The first person I encountered at a recent holiday party was my friend and colleague, Andy Kinmonth. We exchanged the usual pleasantries and when I asked him how he was, he replied, “I’m great!” He asked about me and I replied with a much less enthusiastic, “I’m okay” and then I proceeded to tell him about some of my burdens and troubles.
Andy listened intently and compassionately as he always does, and then he told me that he, too, could point to the things in his life that weren’t going so well, including serious health concerns with family members. And then he said that even though those things are happening, he has decided that he’s great.
I’ve thought a lot about that conversation, and how much I can learn from it. Andy is a wise man and I learn from him all the time, but this lesson hit hard. It’s not that life for me has been terrible of late – not at all. I am blessed with a beautiful family, warm home, enough food, meaningful work, and the list goes on. And I’ve also experienced some setbacks in the past few months and they’ve brought me down.
Now, I’m a positive person in general; I naturally find the good news even in negative situations, and I’m optimistic about the future (some would argue unrealistically so). So where along the way did I forget that I can choose my response to the situation around me? That’s what my conversation with Andy reminded me: that there is actually space between what happens to us and how we react to it. Sometimes we forget that, but we do have a choice. (If this sounds familiar, it may be because you recognize it as Stephen Covey’s Habit 1: Be Proactive, from The 7 Habits of Highly Effective People. He’s even got a diagram in there of stimulus --> freedom to choose --> response.)
To be clear, it’s not about denying or avoiding negative feelings; we’re human, we experience a wide range of emotions, and we ought to feel them.
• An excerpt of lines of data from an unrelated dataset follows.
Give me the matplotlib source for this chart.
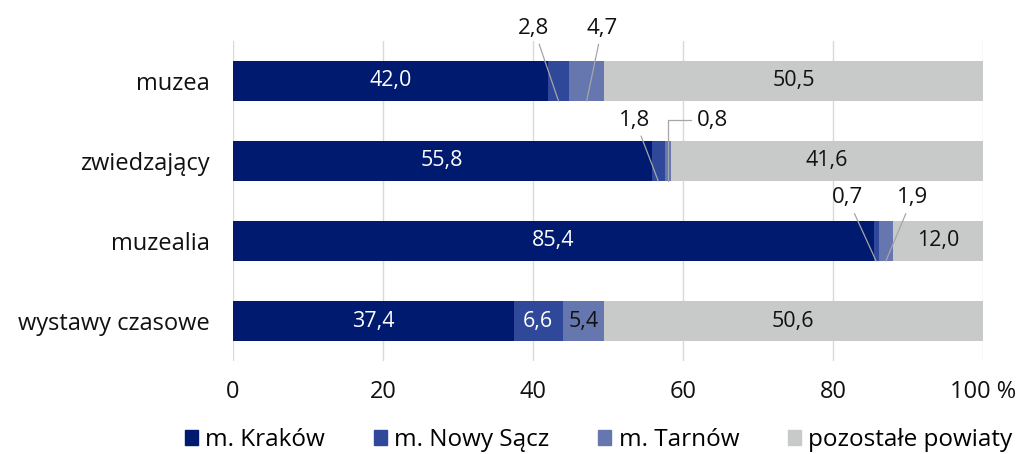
"""Stacked bar chart: museums by district group."""

import matplotlib
matplotlib.use("Agg")
import matplotlib.pyplot as plt
from matplotlib.patches import Patch

categories = ["muzea", "zwiedzający", "muzealia", "wystawy czasowe"]
series = ["m. Kraków", "m. Nowy Sącz", "m. Tarnów", "pozostałe powiaty"]
krakow = [42.0, 55.8, 85.4, 37.4]
nowy_sacz = [2.8, 1.8, 0.7, 6.6]
tarnow = [4.7, 0.8, 1.9, 5.4]
pozostale = [50.5, 41.6, 12.0, 50.6]
values = [krakow, nowy_sacz, tarnow, pozostale]

colors = ["#001a70", "#2f4899", "#6677b0", "#c8c9c9"]
label_colors = ["white", "white", "#111111", "#111111"]
xticks = [0, 20, 40, 60, 80, 100]
xticklabels = ["0", "20", "40", "60", "80", "100 %"]

# small segments labelled outside with leader lines: (row, series, label x, label y)
callouts = [
    (0, 1, 40.1, -0.66),
    (0, 2, 49.2, -0.66),
    (1, 1, 53.6, 0.49),
    (1, 2, 63.9, 0.49),
    (2, 1, 81.9, 1.46),
    (2, 2, 90.6, 1.46),
]

plt.rcParams["font.family"] = ["Open Sans", "DejaVu Sans"]
fig = plt.figure(figsize=(10.32, 4.54), dpi=100)
ax = fig.add_axes([233 / 1032, 1 - 361 / 454, 750 / 1032, 320 / 454])

ypos = list(range(len(categories)))
lefts = [0.0] * len(categories)
starts = []
for k, vals in enumerate(values):
    ax.barh(ypos, vals, left=lefts, height=0.5, color=colors[k], zorder=2)
    starts.append(list(lefts))
    lefts = [l + v for l, v in zip(lefts, vals)]

called = {(r, s) for r, s, _, _ in callouts}
for k, vals in enumerate(values):
    for i, v in enumerate(vals):
        if (i, k) in called:
            continue
        ax.text(starts[k][i] + v / 2, i, f"{v:.1f}".replace(".", ","),
                ha="center", va="center", fontsize=15.5, color=label_colors[k], zorder=3)

for r, s, tx, ty in callouts:
    v = values[s][r]
    cx = starts[s][r] + v / 2
    style = dict(arrowstyle="-", color="#a6a6a6", lw=0.9, shrinkA=2, shrinkB=0)
    if (r, s) == (1, 2):
        style["connectionstyle"] = "angle,angleA=0,angleB=90,rad=0"
    ax.annotate(f"{v:.1f}".replace(".", ","), xy=(cx, r + 0.25), xytext=(tx, ty),
                ha="center", va="center", fontsize=16, color="#111111",
                arrowprops=style, annotation_clip=False, zorder=3)

ax.set_xlim(0, 100)
ax.set_ylim(3.5, -0.5)
ax.set_yticks(ypos)
ax.set_yticklabels(categories, fontsize=17, color="#111111")
ax.set_xticks(xticks)
ax.set_xticklabels(xticklabels, fontsize=17, color="#111111")
ax.tick_params(length=0, pad=17, axis="y")
ax.tick_params(length=0, pad=14, axis="x")
ax.grid(axis="x", color="#d9d9d9", lw=1, zorder=0)
for sp in ax.spines.values():
    sp.set_visible(False)

handles = [Patch(color=c) for c in colors]
fig.legend(handles, series, loc="center", bbox_to_anchor=(0.58, 1 - 440 / 454),
           ncol=4, frameon=False, fontsize=17.5, handlelength=0.55, handleheight=0.55,
           handletextpad=0.3, columnspacing=2.0)

fig.savefig("out.png", dpi=100)
plt.close(fig)
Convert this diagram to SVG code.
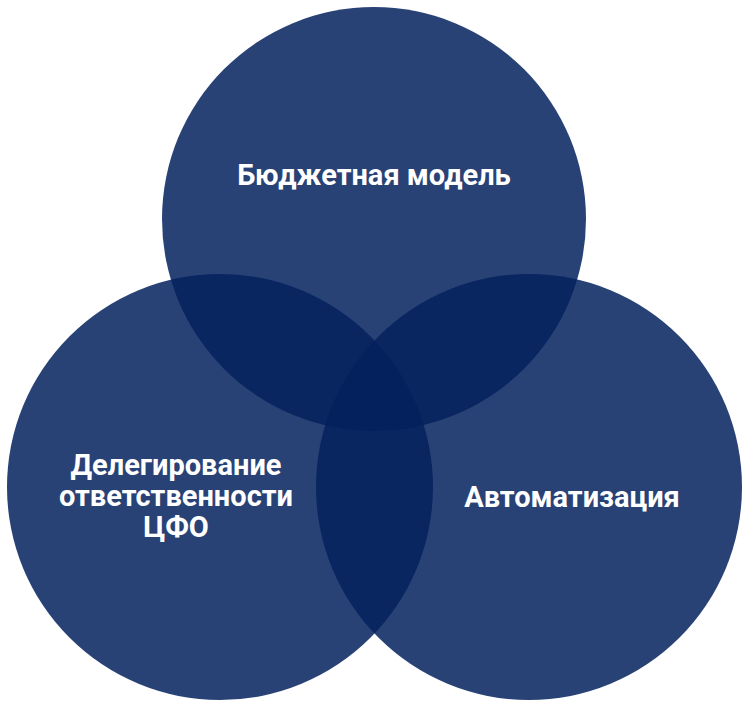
<svg xmlns="http://www.w3.org/2000/svg" width="750" height="705" viewBox="0 0 750 705">
<style>
.c{fill:#04215e;fill-opacity:0.85}
.t{font-family:Roboto,"Liberation Sans",sans-serif;font-weight:bold;fill:#ffffff;text-anchor:middle;font-size:29px}
</style>
<rect width="750" height="705" fill="#ffffff"/>
<g id="top"><circle class="c" cx="374" cy="219" r="212"/><text class="t" x="374" y="185">Бюджетная модель</text></g>
<g id="left"><circle class="c" cx="220" cy="487" r="213"/><text class="t" x="176" y="475">Делегирование</text><text class="t" x="176" y="506">ответственности</text><text class="t" x="176" y="537">ЦФО</text></g>
<g id="right"><circle class="c" cx="529" cy="487" r="213"/><text class="t" x="572" y="507">Автоматизация</text></g>
<g id="connectors"/>
</svg>
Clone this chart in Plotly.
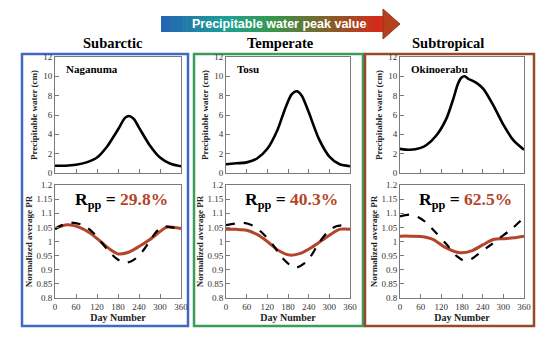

Rather, what Andy reminded me is that I don’t have to unpack and live in the negativity; I can choose a different response. (I also recognize that for people with depression or other mental illness, the choice may not be as apparent and sometimes help is needed to get back on track.)
The tradition in my family since I can remember is to end each year with each person sharing their “Highs and Lows”. (Years ago my sister-in-law recommended that we also look forward and share our hopes for the New Year, which has been a welcome addition.) It seems that every time we do this the Highs outnumber the Lows. Of course we always acknowledge the Lows thoughtfully, and the Highs are shared with smiles and excitement, storytelling and reminiscing.
I don’t know exactly what I’ll share in the coming week, but I do know that I have more Highs than Lows, and that one of my aims for 2018 is to do a better job of remembering that.
May you enjoy a wonderful Christmas and holiday season.
And when you take stock of 2017, I hope you find many happy memories to savor.
My warmest wishes for a healthy and rewarding New Year.